The system’s environment also determines the material choice, particularly regarding temperature and system type. CPVC cannot be used in areas subject to freezing or in dry-pipe systems, where the sudden release of compressed air could damage the plastic pipe. In these situations, or in areas where ambient temperatures consistently exceed 150°F (65°C), steel or copper must be used to ensure the pipe material remains stable and reliable.
Application Differences in Residential and Commercial Systems
The regulatory framework established by the National Fire Protection Association largely determines the material application, separating systems into commercial and residential categories. Commercial and industrial buildings adhere to the comprehensive NFPA 13 standard, which requires robust materials capable of high pressure and large water flow, nearly always mandating the use of steel piping. These systems require larger pipe diameters, typically starting at a 1-inch nominal size for steel, and must be designed to withstand the high pressures associated with fire department connections and fire pumps.

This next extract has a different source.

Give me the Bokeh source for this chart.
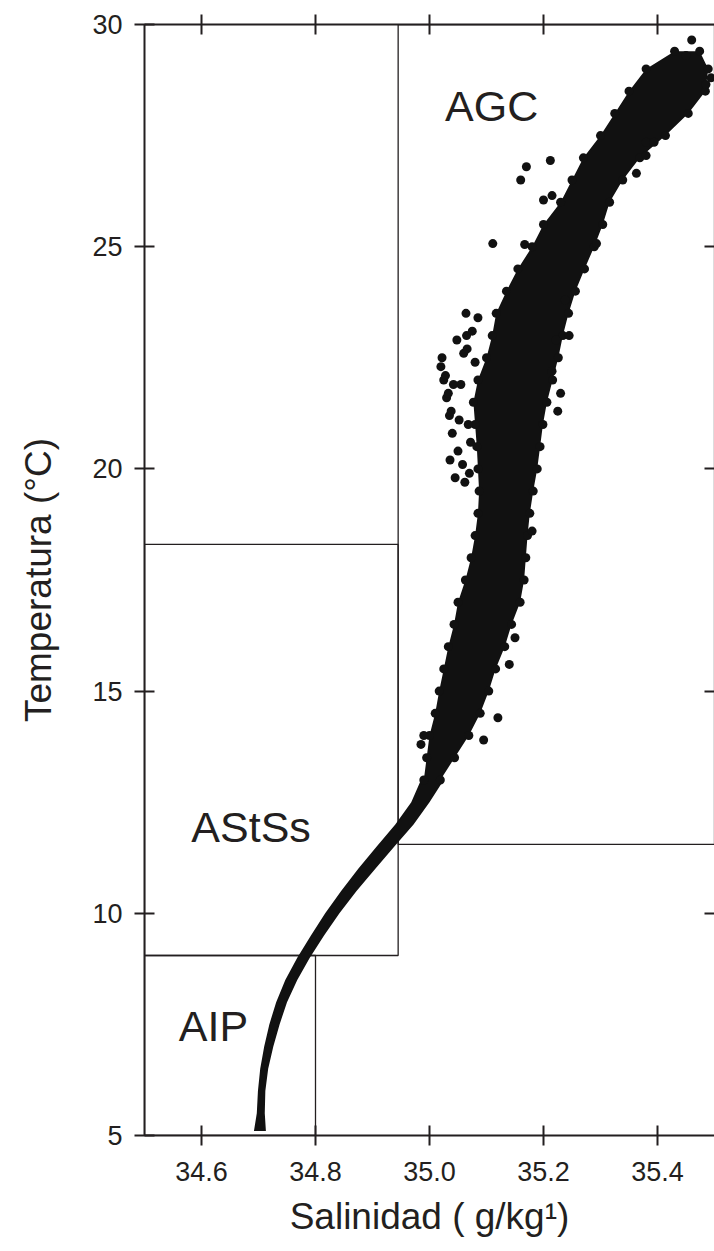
from bokeh.plotting import figure
from bokeh.models import LinearAxis, FixedTicker, Range1d, Label
from bokeh.embed import file_html
from bokeh.resources import INLINE

# ---------------- data ----------------
x_ticks = [34.6, 34.8, 35.0, 35.2, 35.4]
x_tick_labels = ["34.6", "34.8", "35.0", "35.2", "35.4"]
y_ticks = [5, 10, 15, 20, 25, 30]
y_tick_labels = ["5", "10", "15", "20", "25", "30"]
right_ticks = [10, 15, 20, 25]

# water-mass boxes: (S_min, S_max, T_min, T_max)
box_names = ["AGC", "AStSs", "AIP"]
box_s_min = [34.945, 34.5, 34.5]
box_s_max = [35.5, 34.945, 34.8]
box_t_min = [11.55, 9.05, 5.0]
box_t_max = [30.0, 18.3, 9.05]
# label centre (S, T) for each box name
label_s = [35.109, 34.687, 34.621]
label_t = [28.155, 11.95, 7.475]

# deep part of the T-S curve: outer edges of the dense trace
deep_t = [5.1, 5.5, 6.0, 6.5, 7.0, 7.5, 8.0, 8.5, 9.0, 9.5, 10.0, 10.5, 11.0,
          11.5, 12.0, 12.5, 13.0]
deep_s_left = [34.692, 34.697, 34.699, 34.703, 34.710, 34.719, 34.731, 34.747,
               34.768, 34.792, 34.817, 34.845, 34.875, 34.907, 34.940, 34.968,
               34.985]
deep_s_right = [34.713, 34.711, 34.712, 34.717, 34.726, 34.737, 34.750, 34.768,
                34.790, 34.815, 34.842, 34.872, 34.905, 34.938, 34.972, 35.000,
                35.025]

# upper cloud: edge observations (left / right salinity) at each temperature
cloud_t = [13.0, 13.5, 14.0, 14.5, 15.0, 15.5, 16.0, 16.5,
           17.0, 17.5, 18.0, 18.5, 19.0, 19.5, 20.0, 20.5, 21.0, 21.5, 22.0,
           22.5, 23.0, 23.5, 24.0, 24.5, 25.0, 25.5, 26.0, 26.5, 27.0, 27.5,
           28.0, 28.5, 29.0, 29.4]
cloud_s_left = [34.990, 34.995, 35.000, 35.010, 35.017, 35.025, 35.033, 35.043,
                35.050, 35.063, 35.073, 35.080, 35.085, 35.087, 35.085, 35.083,
                35.080, 35.077, 35.085, 35.100, 35.110, 35.117, 35.135, 35.155,
                35.180, 35.200, 35.230, 35.250, 35.270, 35.300, 35.325, 35.350,
                35.380, 35.430]
cloud_s_right = [35.019, 35.044, 35.069, 35.089, 35.104, 35.116, 35.132, 35.144,
                 35.159, 35.166, 35.169, 35.172, 35.176, 35.182, 35.189, 35.194,
                 35.199, 35.206, 35.216, 35.226, 35.234, 35.244, 35.256, 35.272,
                 35.289, 35.304, 35.316, 35.339, 35.369, 35.414, 35.454, 35.484,
                 35.489, 35.474]

# scattered observations outside the dense core
out_s = [35.212, 35.200, 35.215, 35.380, 35.394, 35.380, 35.363, 35.293, 35.167,
         35.494, 35.485, 35.460, 35.450, 35.111, 35.020, 35.025, 35.030, 35.035,
         35.040, 35.050, 35.060, 35.045, 35.055, 35.065, 35.230, 35.245, 34.985,
         34.990, 35.140, 35.170, 35.160, 35.225, 35.215,
         35.022, 35.028, 35.033, 35.038, 35.058, 35.062, 35.048, 35.068, 35.072,
         35.066, 35.075, 35.080, 35.042, 35.070, 35.052, 35.085, 35.036, 35.064,
         35.222, 35.238, 35.180, 35.150, 35.120, 35.095]
out_t = [26.94, 26.05, 26.15, 27.35, 27.35, 27.05, 26.65, 25.07, 25.05,
         28.80, 28.65, 29.65, 29.30, 25.07, 22.30, 22.00, 21.60, 21.20,
         20.80, 20.40, 22.60, 19.80, 21.90, 23.00, 21.70, 23.00, 13.80,
         14.00, 15.60, 26.80, 26.50, 21.30, 22.20,
         22.50, 22.10, 21.70, 21.30, 20.10, 19.70, 22.90, 21.00, 20.60,
         22.70, 23.10, 22.40, 21.90, 19.90, 21.10, 23.40, 20.20, 23.50,
         22.90, 23.80, 18.60, 16.20, 14.40, 13.90]

# ---------------- figure ----------------
INK = "#231f20"
DOT = "#111111"
FONT = "Liberation Sans"

p = figure(width=714, height=1251, x_range=Range1d(34.5, 35.5), y_range=Range1d(5, 30),
           output_backend="svg", toolbar_location=None,
           x_axis_location=None, y_axis_location=None,
           min_border_left=144, min_border_right=0, min_border_top=24, min_border_bottom=116)
p.outline_line_color = None
p.grid.visible = False
p.background_fill_color = "white"


def style_axis(ax, tin, tout):
    ax.axis_line_color = INK
    ax.axis_line_width = 2
    ax.major_tick_line_color = INK
    ax.major_tick_line_width = 2
    ax.major_tick_in = tin
    ax.major_tick_out = tout
    ax.minor_tick_line_color = None
    ax.major_label_text_font = FONT
    ax.major_label_text_color = INK
    ax.major_label_text_font_size = "27px"
    ax.axis_label_text_font = FONT
    ax.axis_label_text_color = INK
    ax.axis_label_text_font_size = "37px"
    ax.axis_label_text_font_style = "normal"


xb = LinearAxis(ticker=FixedTicker(ticks=x_ticks),
                major_label_overrides=dict(zip(x_ticks, x_tick_labels)),
                axis_label="Salinidad ( g/kg\u00b9)")
style_axis(xb, 10, 10)
xb.major_label_standoff = 16
xb.axis_label_standoff = 12
p.add_layout(xb, "below")

yl = LinearAxis(ticker=FixedTicker(ticks=y_ticks),
                major_label_overrides=dict(zip(y_ticks, y_tick_labels)),
                axis_label="Temperatura (\u00b0C)")
style_axis(yl, 10, 10)
yl.major_label_standoff = 12
yl.axis_label_standoff = 30
p.add_layout(yl, "left")

# top and right axes: ticks only, their labels are not painted
xt = LinearAxis(ticker=FixedTicker(ticks=x_ticks))
style_axis(xt, 10, 10)
xt.major_label_text_color = None
xt.major_label_text_font_size = "1px"
xt.major_label_standoff = 0
p.add_layout(xt, "above")

yr = LinearAxis(ticker=FixedTicker(ticks=right_ticks))
style_axis(yr, 10, 0)
yr.axis_line_color = None
yr.major_label_text_color = None
yr.major_label_text_font_size = "1px"
yr.major_label_standoff = 0
p.add_layout(yr, "right")

# boxes
p.quad(left=box_s_min, right=box_s_max, bottom=box_t_min, top=box_t_max,
       fill_color=None, line_color=INK, line_width=1.3)

# deep trace, dense cloud core, edge points and outliers
p.harea(x1=deep_s_left, x2=deep_s_right, y=deep_t, fill_color=DOT)
p.harea(x1=cloud_s_left, x2=cloud_s_right, y=cloud_t, fill_color=DOT)
p.scatter(x=cloud_s_left, y=cloud_t, size=9, fill_color=DOT, line_color=None)
p.scatter(x=cloud_s_right, y=cloud_t, size=9, fill_color=DOT, line_color=None)
p.scatter(x=out_s, y=out_t, size=9, fill_color=DOT, line_color=None)

for name, s, t in zip(box_names, label_s, label_t):
    p.add_layout(Label(x=s, y=t, text=name, text_align="center", text_baseline="middle",
                       text_font=FONT, text_font_size="43px", text_color=INK))

open("out.html", "w").write(file_html(p, INLINE))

Residential structures, including single-family homes and small apartment buildings, are covered by the less stringent NFPA 13D and 13R standards, which focus primarily on life safety rather than total property protection. These systems operate at lower pressures and demand less water volume, making CPVC and PEX highly viable and cost-effective options. The ease of installation and corrosion resistance of CPVC and PEX make them the preferred material for residential contractors, as they simplify the integration of the fire suppression system into the structure.
The distinct requirements for water supply and structural integrity solidify the application differences between the materials. Commercial systems must accommodate heavy loads and larger-scale water delivery, which necessitates the tensile strength and rigidity of steel. Residential systems, conversely, benefit from the flexibility and lower material cost of plastics, which is acceptable because the pressure and flow requirements are significantly reduced.